Liberale Strömung innerhalb der Schiiten

ALEVI ging aus dem „Kulturverein der Aleviten in Wien“ hevor, der sich dann als „Islamische Alevitische Glaubensgemeinschaft in Österreich“ (IAGÖ) neu konstituiert hat. Religiös gesehen wird diese Gruppe zum liberalen Teil der Schia gezählt.

Eine anderer Teil der Aleviten wird durch die „Förderation der Aleviten-Gemeinden in Österreich“ repräsentiert. Im Umfeld des Anerkennungsprozesses hatte es vehemente Streitigkeiten zwischen den beiden Gruppen gegeben - mehr dazu in Staatliche Anerkennung für Aleviten fixiert. Schließlich gibt es als dritte Gruppe die sogenannten „Altaleviten“, der viele Kurden angehören und religiös nicht mehr als Teil des Islam gelten.

60.000 Aleviten in Österreich

Geschätzte 60.000 Aleviten leben heute in Österreich, fast die Hälfte davon in Wien. ALEVI zählt laut eigenen Angaben rund 20.000 von ihnen als Mitglieder. In Europa gibt es rund zwei Millionen, in der Türkei etwa 23 Millionen und weltweit etwa 80 Millionen Aleviten. Das Zentrum der Gemeinschaft liegt in der nordöstlichen Türkei. 99 Prozent der 80 Millionen Türken sind nach offiziellen Angaben Muslime, tatsächlich sollen 30 Prozent Aleviten sein.

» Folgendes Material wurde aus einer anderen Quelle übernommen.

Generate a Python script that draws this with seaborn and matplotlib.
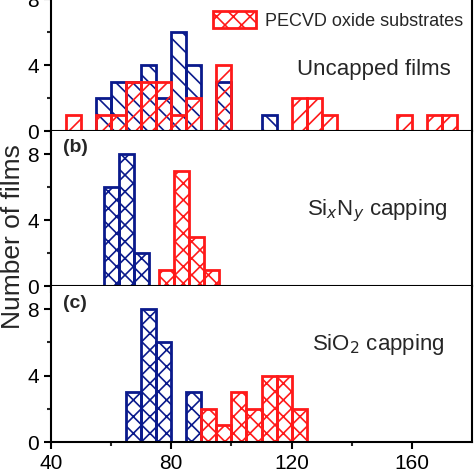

Die Aleviten haben keine Moscheen und Imame und kennen auch keine Kopftücher für Frauen. Das Alevitentum hat einen eigenen Jahreskalender mit eigenen Festen. Der islamische Fastenmonat Ramadan fällt ebenso weg wie die „Hadsch“ (Pilgerreise nach Mekka). Auch die Scharia - den islamischen Rechtskanon - befolgen die Aleviten nicht. Dafür betonen sie die Trennung von Staat und Religion. Ebenso hat die Sunna - die Überlieferung der Handlungen Mohammeds - für sie keine Bedeutung.